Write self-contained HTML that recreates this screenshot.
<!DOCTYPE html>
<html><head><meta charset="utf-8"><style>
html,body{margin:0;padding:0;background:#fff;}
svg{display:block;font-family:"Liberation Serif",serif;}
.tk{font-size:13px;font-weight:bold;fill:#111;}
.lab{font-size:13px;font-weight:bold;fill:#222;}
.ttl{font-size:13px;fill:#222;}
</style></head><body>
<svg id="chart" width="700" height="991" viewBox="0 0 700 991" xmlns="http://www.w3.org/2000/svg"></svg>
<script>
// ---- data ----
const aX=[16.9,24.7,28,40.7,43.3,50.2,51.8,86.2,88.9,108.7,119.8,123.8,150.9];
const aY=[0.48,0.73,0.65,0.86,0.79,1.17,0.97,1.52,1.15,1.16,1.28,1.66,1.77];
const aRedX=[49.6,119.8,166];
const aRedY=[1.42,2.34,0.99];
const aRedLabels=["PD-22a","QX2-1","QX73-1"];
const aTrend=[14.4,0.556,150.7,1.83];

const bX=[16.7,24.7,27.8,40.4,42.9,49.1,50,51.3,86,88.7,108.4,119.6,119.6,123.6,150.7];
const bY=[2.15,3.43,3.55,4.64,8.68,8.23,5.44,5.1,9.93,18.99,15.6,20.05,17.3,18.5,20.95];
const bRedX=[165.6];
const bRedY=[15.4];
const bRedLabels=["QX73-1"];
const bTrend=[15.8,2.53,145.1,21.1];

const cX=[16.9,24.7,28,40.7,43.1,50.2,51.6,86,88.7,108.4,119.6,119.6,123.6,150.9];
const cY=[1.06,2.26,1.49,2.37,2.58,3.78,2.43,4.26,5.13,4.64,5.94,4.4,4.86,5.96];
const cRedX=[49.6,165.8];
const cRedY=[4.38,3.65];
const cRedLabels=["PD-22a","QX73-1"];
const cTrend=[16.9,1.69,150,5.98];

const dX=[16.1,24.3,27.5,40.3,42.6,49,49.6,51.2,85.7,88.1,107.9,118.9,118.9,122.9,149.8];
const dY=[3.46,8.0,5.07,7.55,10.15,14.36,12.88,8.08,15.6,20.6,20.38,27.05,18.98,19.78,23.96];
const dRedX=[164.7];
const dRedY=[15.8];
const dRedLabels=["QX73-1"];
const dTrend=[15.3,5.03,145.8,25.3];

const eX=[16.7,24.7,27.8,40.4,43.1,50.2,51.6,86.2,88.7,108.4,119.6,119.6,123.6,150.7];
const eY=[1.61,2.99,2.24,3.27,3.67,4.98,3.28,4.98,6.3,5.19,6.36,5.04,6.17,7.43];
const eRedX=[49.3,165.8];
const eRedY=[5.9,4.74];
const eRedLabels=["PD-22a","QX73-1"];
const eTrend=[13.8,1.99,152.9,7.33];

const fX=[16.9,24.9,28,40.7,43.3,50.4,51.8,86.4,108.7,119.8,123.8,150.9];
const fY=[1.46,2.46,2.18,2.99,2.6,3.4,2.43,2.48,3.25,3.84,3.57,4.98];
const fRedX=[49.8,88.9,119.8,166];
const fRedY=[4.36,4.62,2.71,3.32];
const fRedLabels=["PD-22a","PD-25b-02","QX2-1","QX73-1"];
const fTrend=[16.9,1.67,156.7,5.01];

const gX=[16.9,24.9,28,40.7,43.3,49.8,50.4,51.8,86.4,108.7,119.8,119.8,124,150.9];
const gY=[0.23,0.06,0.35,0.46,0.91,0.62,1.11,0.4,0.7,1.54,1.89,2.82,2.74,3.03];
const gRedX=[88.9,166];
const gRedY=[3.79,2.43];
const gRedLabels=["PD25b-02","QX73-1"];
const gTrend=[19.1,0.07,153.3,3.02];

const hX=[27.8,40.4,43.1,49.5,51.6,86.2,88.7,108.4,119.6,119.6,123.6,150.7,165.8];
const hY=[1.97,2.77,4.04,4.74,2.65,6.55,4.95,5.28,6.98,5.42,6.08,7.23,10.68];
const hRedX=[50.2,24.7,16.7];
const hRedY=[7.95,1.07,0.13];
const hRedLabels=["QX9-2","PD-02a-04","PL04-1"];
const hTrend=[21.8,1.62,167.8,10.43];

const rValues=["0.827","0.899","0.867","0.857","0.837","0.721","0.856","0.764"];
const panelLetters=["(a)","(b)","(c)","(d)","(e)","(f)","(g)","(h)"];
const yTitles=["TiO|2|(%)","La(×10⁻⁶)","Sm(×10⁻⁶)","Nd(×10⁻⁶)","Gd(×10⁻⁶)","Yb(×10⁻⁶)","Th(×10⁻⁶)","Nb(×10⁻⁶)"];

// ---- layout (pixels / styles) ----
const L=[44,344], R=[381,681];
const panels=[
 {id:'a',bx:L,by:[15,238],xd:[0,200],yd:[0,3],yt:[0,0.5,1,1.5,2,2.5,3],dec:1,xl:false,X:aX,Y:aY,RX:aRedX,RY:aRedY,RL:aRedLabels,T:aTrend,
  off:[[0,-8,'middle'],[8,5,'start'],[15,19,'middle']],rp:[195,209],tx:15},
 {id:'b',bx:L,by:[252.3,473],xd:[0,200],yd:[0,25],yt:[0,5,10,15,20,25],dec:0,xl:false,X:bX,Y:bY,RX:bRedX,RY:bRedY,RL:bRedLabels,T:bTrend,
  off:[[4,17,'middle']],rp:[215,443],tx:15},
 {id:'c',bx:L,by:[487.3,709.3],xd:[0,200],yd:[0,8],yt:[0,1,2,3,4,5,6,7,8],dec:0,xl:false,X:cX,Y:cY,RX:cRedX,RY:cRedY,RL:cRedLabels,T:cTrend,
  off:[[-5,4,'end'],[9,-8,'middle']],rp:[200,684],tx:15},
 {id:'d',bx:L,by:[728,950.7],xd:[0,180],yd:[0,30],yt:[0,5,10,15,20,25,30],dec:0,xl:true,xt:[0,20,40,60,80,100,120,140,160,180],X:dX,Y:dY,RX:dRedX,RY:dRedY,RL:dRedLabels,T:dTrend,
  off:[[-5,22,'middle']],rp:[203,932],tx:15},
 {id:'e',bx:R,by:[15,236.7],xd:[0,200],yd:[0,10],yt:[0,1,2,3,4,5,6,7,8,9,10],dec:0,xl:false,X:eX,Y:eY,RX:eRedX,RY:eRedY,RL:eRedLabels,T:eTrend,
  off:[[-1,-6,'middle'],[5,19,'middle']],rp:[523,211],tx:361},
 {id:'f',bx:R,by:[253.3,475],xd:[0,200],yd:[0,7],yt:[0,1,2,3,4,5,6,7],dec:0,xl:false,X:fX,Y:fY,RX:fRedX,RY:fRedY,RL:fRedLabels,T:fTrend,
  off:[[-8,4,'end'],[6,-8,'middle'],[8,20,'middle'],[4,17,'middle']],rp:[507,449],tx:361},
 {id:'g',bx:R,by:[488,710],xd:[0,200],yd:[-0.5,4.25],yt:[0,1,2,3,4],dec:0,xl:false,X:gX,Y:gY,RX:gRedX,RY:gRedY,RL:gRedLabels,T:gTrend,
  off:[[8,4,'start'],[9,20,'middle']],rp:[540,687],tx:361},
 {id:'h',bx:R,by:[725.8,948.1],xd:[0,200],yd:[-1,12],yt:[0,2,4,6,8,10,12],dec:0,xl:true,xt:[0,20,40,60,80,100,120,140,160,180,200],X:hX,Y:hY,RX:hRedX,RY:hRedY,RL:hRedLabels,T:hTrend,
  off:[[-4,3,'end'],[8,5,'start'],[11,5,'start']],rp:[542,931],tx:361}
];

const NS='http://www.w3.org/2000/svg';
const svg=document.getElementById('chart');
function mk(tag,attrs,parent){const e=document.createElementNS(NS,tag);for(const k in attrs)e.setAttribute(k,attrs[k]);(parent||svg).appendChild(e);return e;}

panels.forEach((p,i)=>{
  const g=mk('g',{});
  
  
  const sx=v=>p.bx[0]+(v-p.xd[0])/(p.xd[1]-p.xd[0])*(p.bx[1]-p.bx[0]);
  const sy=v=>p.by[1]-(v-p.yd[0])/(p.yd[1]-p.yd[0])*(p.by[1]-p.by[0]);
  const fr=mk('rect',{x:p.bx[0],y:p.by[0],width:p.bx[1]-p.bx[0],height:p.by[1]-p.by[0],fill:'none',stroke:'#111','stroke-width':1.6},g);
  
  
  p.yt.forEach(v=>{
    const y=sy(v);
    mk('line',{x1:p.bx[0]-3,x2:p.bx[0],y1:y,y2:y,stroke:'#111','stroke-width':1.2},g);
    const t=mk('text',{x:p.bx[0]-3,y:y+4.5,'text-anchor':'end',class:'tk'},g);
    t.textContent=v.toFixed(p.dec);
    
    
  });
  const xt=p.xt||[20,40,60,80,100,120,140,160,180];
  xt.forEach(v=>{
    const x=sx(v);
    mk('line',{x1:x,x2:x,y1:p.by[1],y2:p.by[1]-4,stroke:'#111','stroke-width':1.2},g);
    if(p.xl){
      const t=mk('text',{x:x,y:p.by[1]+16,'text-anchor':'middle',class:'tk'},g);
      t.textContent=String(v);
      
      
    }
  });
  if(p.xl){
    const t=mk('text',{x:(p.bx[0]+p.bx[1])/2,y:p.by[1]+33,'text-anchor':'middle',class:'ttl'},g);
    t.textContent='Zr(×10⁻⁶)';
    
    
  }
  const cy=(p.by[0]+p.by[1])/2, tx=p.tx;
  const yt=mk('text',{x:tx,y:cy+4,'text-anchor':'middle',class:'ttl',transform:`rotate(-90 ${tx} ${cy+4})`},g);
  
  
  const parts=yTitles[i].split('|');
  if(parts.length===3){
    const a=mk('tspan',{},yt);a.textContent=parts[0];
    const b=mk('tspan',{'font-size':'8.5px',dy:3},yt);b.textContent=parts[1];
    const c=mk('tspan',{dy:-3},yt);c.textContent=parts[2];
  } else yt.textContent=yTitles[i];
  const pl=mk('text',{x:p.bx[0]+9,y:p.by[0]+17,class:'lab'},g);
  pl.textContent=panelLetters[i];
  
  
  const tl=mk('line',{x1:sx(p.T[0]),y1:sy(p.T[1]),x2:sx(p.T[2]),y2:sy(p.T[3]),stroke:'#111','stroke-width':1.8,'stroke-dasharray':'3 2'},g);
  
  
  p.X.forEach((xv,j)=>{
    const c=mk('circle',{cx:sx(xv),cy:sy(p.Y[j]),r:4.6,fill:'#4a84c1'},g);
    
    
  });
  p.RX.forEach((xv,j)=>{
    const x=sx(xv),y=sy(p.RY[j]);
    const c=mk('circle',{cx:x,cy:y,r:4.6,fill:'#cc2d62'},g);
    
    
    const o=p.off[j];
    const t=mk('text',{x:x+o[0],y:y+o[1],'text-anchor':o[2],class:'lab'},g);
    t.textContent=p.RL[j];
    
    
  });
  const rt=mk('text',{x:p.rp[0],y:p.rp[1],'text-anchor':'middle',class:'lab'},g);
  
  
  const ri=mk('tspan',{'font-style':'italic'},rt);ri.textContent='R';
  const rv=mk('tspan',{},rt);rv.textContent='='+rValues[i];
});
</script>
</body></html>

^^^^

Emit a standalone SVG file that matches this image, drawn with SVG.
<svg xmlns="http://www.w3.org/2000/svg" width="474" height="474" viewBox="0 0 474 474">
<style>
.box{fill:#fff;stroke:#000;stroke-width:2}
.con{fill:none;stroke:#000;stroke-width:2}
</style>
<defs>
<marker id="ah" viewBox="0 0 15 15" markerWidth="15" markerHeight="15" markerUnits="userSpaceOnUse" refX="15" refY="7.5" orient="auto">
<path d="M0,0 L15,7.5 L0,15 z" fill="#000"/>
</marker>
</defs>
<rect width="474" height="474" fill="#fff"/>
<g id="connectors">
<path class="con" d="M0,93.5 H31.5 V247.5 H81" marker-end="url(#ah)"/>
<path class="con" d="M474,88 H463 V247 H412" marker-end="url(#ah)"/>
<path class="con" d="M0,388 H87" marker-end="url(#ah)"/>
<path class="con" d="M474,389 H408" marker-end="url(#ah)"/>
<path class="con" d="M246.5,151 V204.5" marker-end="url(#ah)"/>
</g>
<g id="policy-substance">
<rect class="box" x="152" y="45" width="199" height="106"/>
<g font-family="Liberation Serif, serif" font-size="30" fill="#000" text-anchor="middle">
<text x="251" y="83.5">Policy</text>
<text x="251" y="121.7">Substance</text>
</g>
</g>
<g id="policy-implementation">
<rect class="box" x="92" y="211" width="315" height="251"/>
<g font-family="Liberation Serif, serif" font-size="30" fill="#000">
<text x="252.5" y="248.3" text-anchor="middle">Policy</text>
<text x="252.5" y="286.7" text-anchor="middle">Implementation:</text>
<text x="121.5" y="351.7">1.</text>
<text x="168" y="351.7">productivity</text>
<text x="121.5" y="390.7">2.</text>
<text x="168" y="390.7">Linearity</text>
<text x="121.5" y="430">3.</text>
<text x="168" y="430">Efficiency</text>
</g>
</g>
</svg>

^^^^

=== WHAT IS EXPECTED ===
Starting at the line that contains "Write self-contained HTML", repeat each line exactly, and stop after the line that contains "const bTrend=[15.8,2.53,145.1,21.1];".

=== EXPECTED OUTPUT ===
Write self-contained HTML that recreates this screenshot.
<!DOCTYPE html>
<html><head><meta charset="utf-8"><style>
html,body{margin:0;padding:0;background:#fff;}
svg{display:block;font-family:"Liberation Serif",serif;}
.tk{font-size:13px;font-weight:bold;fill:#111;}
.lab{font-size:13px;font-weight:bold;fill:#222;}
.ttl{font-size:13px;fill:#222;}
</style></head><body>
<svg id="chart" width="700" height="991" viewBox="0 0 700 991" xmlns="http://www.w3.org/2000/svg"></svg>
<script>
// ---- data ----
const aX=[16.9,24.7,28,40.7,43.3,50.2,51.8,86.2,88.9,108.7,119.8,123.8,150.9];
const aY=[0.48,0.73,0.65,0.86,0.79,1.17,0.97,1.52,1.15,1.16,1.28,1.66,1.77];
const aRedX=[49.6,119.8,166];
const aRedY=[1.42,2.34,0.99];
const aRedLabels=["PD-22a","QX2-1","QX73-1"];
const aTrend=[14.4,0.556,150.7,1.83];

const bX=[16.7,24.7,27.8,40.4,42.9,49.1,50,51.3,86,88.7,108.4,119.6,119.6,123.6,150.7];
const bY=[2.15,3.43,3.55,4.64,8.68,8.23,5.44,5.1,9.93,18.99,15.6,20.05,17.3,18.5,20.95];
const bRedX=[165.6];
const bRedY=[15.4];
const bRedLabels=["QX73-1"];
const bTrend=[15.8,2.53,145.1,21.1];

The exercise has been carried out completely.